The project was approved, without many questions by the Oklahoma Water Resources Board because 20 percent of their stimulus dollars from the Environmental Protection Agency must go to green projects.
By Amy Lester, Oklahoma Impact Team
OKLAHOMA CITY -- Numerous taxpayers are voicing frustration over a new nearly $90,000 green roof on top of the National Weather Center in Norman all funded by stimulus dollars.
"It's a waste, it could be utilized better," said Norman resident Marye Benelli.
"I think the money could go toward something better," said Norman resident Mark Rentzel.
A green roof is essentially when someone deliberately covers the rooftop or part of it, with plants or trees. When it rains, the water is captured in the trays and used by the plants. It prevents storm water runoff and acts as a buffer to the sun, reducing energy costs.
"We are very excited about this project," said Asst. Professor of Landscape Architecture, Reid Coffman. He is the lead investigator heading up the project. This is the first green roof in Oklahoma.
"I think taxpayers could benefit from this in time when we understand the technology. We hope to reduce air conditioning cooling costs and improve drinking water," Coffman said.
The project has a price tag of $86,067 stimulus dollars. Here's how it breaks down:
$27,026 for stipends and benefits for professors and a grad student
$13,756 for the University of Oklahoma's facilities and administrative charge
$45,285 for materials and equipment
That means OU and the staff are getting nearly half of the total budget, which has not sat well with some taxpayers.
"I feel like that's really excessive. Ninety thousand dollars seems like a lot of money for something like a green roof," said Norman resident Lauryn Carter.
"I think that OU gets plenty of money anyway from projects and that stimulus money should probably go toward the city instead of OU," said Norman resident Marye Benelli.
Coffman said the dollars spent on this project make sense. He's getting nearly $10,000, the equivalent of his salary during the summer, to work over the summer, when professors are not paid by the university. Coffman said he'll work on this research full time over the summer.
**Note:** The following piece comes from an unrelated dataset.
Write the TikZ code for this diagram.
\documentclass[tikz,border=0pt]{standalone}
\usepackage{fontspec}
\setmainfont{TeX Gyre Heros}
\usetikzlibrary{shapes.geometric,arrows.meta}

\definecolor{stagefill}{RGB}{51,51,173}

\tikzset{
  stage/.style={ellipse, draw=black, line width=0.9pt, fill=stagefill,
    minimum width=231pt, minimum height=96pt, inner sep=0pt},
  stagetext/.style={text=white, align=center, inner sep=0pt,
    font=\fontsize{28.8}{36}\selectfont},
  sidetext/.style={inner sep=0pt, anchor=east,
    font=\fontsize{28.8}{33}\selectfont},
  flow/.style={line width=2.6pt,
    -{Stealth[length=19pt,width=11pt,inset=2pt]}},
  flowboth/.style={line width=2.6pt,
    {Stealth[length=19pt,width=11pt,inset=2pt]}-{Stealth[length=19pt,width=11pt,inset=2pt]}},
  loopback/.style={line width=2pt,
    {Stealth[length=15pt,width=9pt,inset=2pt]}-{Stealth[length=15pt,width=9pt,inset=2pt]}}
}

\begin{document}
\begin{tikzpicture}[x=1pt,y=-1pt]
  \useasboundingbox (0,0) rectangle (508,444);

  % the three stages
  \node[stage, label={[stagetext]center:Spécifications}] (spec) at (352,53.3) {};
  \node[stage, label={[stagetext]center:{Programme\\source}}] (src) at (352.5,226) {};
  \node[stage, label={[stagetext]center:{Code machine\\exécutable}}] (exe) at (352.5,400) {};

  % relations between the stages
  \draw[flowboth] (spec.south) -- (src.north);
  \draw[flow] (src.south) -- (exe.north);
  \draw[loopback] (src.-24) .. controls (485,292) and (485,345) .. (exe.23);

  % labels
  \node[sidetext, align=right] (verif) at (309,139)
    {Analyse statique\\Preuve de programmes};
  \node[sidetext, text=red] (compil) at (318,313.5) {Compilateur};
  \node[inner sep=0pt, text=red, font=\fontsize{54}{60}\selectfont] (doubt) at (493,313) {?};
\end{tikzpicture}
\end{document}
He explained that the first green roof in a marketplace is not cheap.
"That's pretty modest I think, compared to a lot of large research projects. This is just our start up," Coffman said.
Expenses aside, many are wondering how did the project get stimulus dollars in the first place? The Oklahoma Water Resources Board is the first agency that approved it.
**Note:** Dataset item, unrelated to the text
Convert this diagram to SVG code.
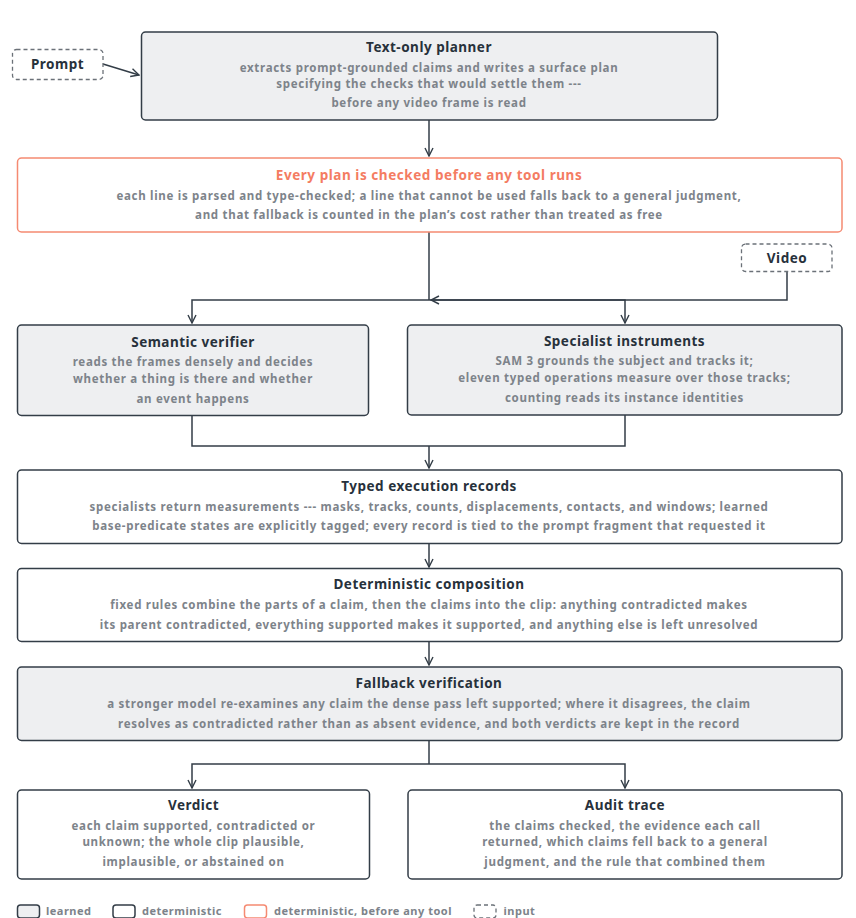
<svg xmlns="http://www.w3.org/2000/svg" width="856" height="918" viewBox="0 0 856 918">
<style>
.box{stroke:#333d47;stroke-width:1.5;}
.learned{fill:#eeeff1;}
.det{fill:#ffffff;}
.pre{fill:#ffffff;stroke:#f58a72;stroke-width:1.5;}
.inp{fill:#ffffff;stroke:#6b7178;stroke-width:1.3;stroke-dasharray:4 3;}
.t{font-family:"Noto Sans","Liberation Sans",sans-serif;font-weight:700;font-size:13.5px;letter-spacing:0.5px;fill:#27313b;text-anchor:middle;}
.to{font-family:"Noto Sans","Liberation Sans",sans-serif;font-weight:700;font-size:13.5px;letter-spacing:0.55px;fill:#f47c62;text-anchor:middle;}
.b{font-family:"Noto Sans","Liberation Sans",sans-serif;font-weight:700;font-size:11.5px;letter-spacing:0.7px;fill:#7d838a;text-anchor:middle;}
.lg{font-family:"Noto Sans","Liberation Sans",sans-serif;font-weight:700;font-size:11px;letter-spacing:0.5px;fill:#7d838a;}
.c{fill:none;stroke:#333d47;stroke-width:1.5;}
</style>
<defs>
<marker id="ah" viewBox="0 0 10 10" refX="9" refY="5" markerWidth="10" markerHeight="10" markerUnits="userSpaceOnUse" orient="auto">
<path d="M1,1 L9,5 L1,9" fill="none" stroke="#333d47" stroke-width="1.4"/>
</marker>
</defs>
<rect width="856" height="918" fill="#ffffff"/>

<g id="connectors">
<path class="c" d="M103,64 L139,75" marker-end="url(#ah)"/>
<path class="c" d="M429,120 L429,156" marker-end="url(#ah)"/>
<path class="c" d="M429,232 L429,300"/>
<path class="c" d="M429,300 L192,300 L192,323" marker-end="url(#ah)"/>
<path class="c" d="M429,300 L625,300 L625,323" marker-end="url(#ah)"/>
<path class="c" d="M787,272 L787,300 L431,300" marker-end="url(#ah)"/>
<path class="c" d="M192,415 L192,446 L625,446 L625,415"/>
<path class="c" d="M429,446 L429,468" marker-end="url(#ah)"/>
<path class="c" d="M429,543 L429,567" marker-end="url(#ah)"/>
<path class="c" d="M429,642 L429,665" marker-end="url(#ah)"/>
<path class="c" d="M429,741 L429,764"/>
<path class="c" d="M429,764 L192,764 L192,788" marker-end="url(#ah)"/>
<path class="c" d="M429,764 L625,764 L625,788" marker-end="url(#ah)"/>
</g>

<g id="prompt">
<rect class="inp" x="12.5" y="49.5" width="90.5" height="30" rx="4"/>
<text class="t" x="57.5" y="69">Prompt</text>
</g>

<g id="planner">
<rect class="box learned" x="141.5" y="32" width="576" height="88" rx="4"/>
<text class="t" x="429" y="52">Text-only planner</text>
<text class="b" x="429" y="72">extracts prompt-grounded claims and writes a surface plan</text>
<text class="b" x="429" y="88">specifying the checks that would settle them ---</text>
<text class="b" x="429" y="107">before any video frame is read</text>
</g>

<g id="plan-check">
<rect class="pre" x="17.5" y="158" width="824.5" height="74" rx="4"/>
<text class="to" x="429" y="180">Every plan is checked before any tool runs</text>
<text class="b" x="429" y="200">each line is parsed and type-checked; a line that cannot be used falls back to a general judgment,</text>
<text class="b" x="429" y="219">and that fallback is counted in the plan’s cost rather than treated as free</text>
</g>

<g id="video">
<rect class="inp" x="741.5" y="244" width="90.5" height="27.5" rx="4"/>
<text class="t" x="787" y="262.5">Video</text>
</g>

<g id="semantic">
<rect class="box learned" x="17.5" y="325" width="351" height="90.5" rx="4"/>
<text class="t" x="193" y="346.5">Semantic verifier</text>
<text class="b" x="193" y="366">reads the frames densely and decides</text>
<text class="b" x="193" y="383">whether a thing is there and whether</text>
<text class="b" x="193" y="403">an event happens</text>
</g>

<g id="specialist">
<rect class="box learned" x="407.5" y="325" width="434.5" height="90" rx="4"/>
<text class="t" x="624.5" y="346">Specialist instruments</text>
<text class="b" x="624.5" y="365">SAM 3 grounds the subject and tracks it;</text>
<text class="b" x="624.5" y="382">eleven typed operations measure over those tracks;</text>
<text class="b" x="624.5" y="401.5">counting reads its instance identities</text>
</g>

<g id="records">
<rect class="box det" x="17.5" y="470" width="824.5" height="73.5" rx="4"/>
<text class="t" x="429" y="491">Typed execution records</text>
<text class="b" x="429" y="511">specialists return measurements --- masks, tracks, counts, displacements, contacts, and windows; learned</text>
<text class="b" x="429" y="530">base-predicate states are explicitly tagged; every record is tied to the prompt fragment that requested it</text>
</g>

<g id="composition">
<rect class="box det" x="17.5" y="568.5" width="824.5" height="73" rx="4"/>
<text class="t" x="429" y="589">Deterministic composition</text>
<text class="b" x="429" y="609">fixed rules combine the parts of a claim, then the claims into the clip: anything contradicted makes</text>
<text class="b" x="429" y="629">its parent contradicted, everything supported makes it supported, and anything else is left unresolved</text>
</g>

<g id="fallback">
<rect class="box learned" x="17.5" y="667" width="824.5" height="73.5" rx="4"/>
<text class="t" x="429" y="687.5">Fallback verification</text>
<text class="b" x="429" y="708">a stronger model re-examines any claim the dense pass left supported; where it disagrees, the claim</text>
<text class="b" x="429" y="728">resolves as contradicted rather than as absent evidence, and both verdicts are kept in the record</text>
</g>

<g id="verdict">
<rect class="box det" x="17.5" y="790" width="352" height="89" rx="4"/>
<text class="t" x="193.5" y="810">Verdict</text>
<text class="b" x="193.5" y="830">each claim supported, contradicted or</text>
<text class="b" x="193.5" y="846">unknown; the whole clip plausible,</text>
<text class="b" x="193.5" y="866">implausible, or abstained on</text>
</g>

<g id="audit">
<rect class="box det" x="408" y="790" width="434" height="89" rx="4"/>
<text class="t" x="625" y="810">Audit trace</text>
<text class="b" x="625" y="830">the claims checked, the evidence each call</text>
<text class="b" x="625" y="846">returned, which claims fell back to a general</text>
<text class="b" x="625" y="866">judgment, and the rule that combined them</text>
</g>

<g id="legend">
<rect class="box learned" x="17.5" y="905" width="22" height="13" rx="3"/>
<text class="lg" x="46" y="915">learned</text>
<rect class="box det" x="113" y="905" width="22" height="13" rx="3"/>
<text class="lg" x="142" y="915">deterministic</text>
<rect class="pre" x="244.5" y="905" width="22" height="13" rx="3"/>
<text class="lg" x="274" y="915">deterministic, before any tool</text>
<rect class="inp" x="474" y="905" width="22" height="13" rx="3"/>
<text class="lg" x="503.5" y="915">input</text>
</g>
</svg>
"You may not see as an individual the benefit today but, the information that comes out of this type of a project will be beneficial to all Oklahomans," said Jennifer Wasinger, Assistant Chief of the Oklahoma Water Resources Board's Financial Assistance Division.
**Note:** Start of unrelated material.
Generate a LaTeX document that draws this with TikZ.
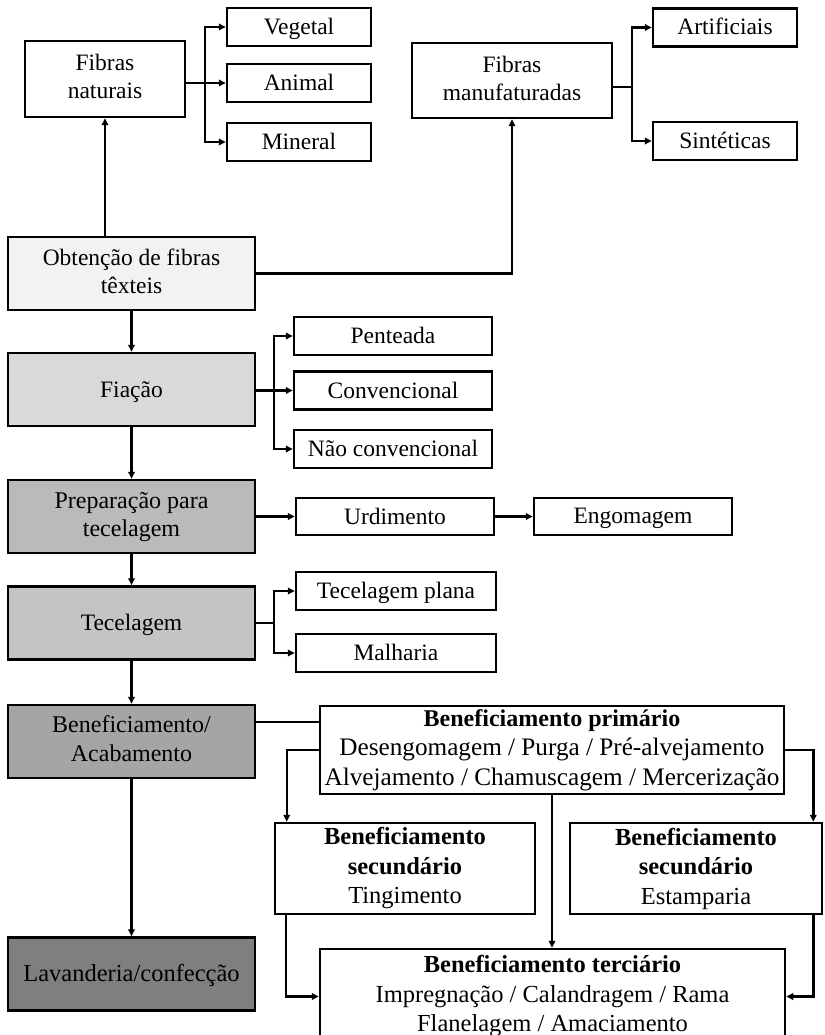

All agencies that receive money from the Environmental Protection Agency must spend 20 percent on green projects. The OWRB mainly scrutinized the application to make sure it fit into that category.
"We were making sure that it was eligible for funding under our program and yes, that it fit within the guidelines that EPA provided to us," Wasinger said.
It easily fit into the guidelines because the EPA considers green roofs categorically qualifying for stimulus dollars, which means they automatically qualify since they are a practice the EPA considers beneficial.
"We're trying to demonstrate new approaches that create jobs in a new green industry which is one of the president's goals of the stimulus program," said Stephanie VonFeck, EPA office of water.
While this project does not create a large number of jobs, VonFeck said it may spur a whole new industry in Oklahoma, creating future jobs.
But that explanation may not be enough for some who find themselves aggravated, wishing they had a chance to say where stimulus money should go.
"It is a little frustrating that I didn't know any way that it could be changed, that we could have a say into where our tax dollars go stimulus money wise," Benelli said.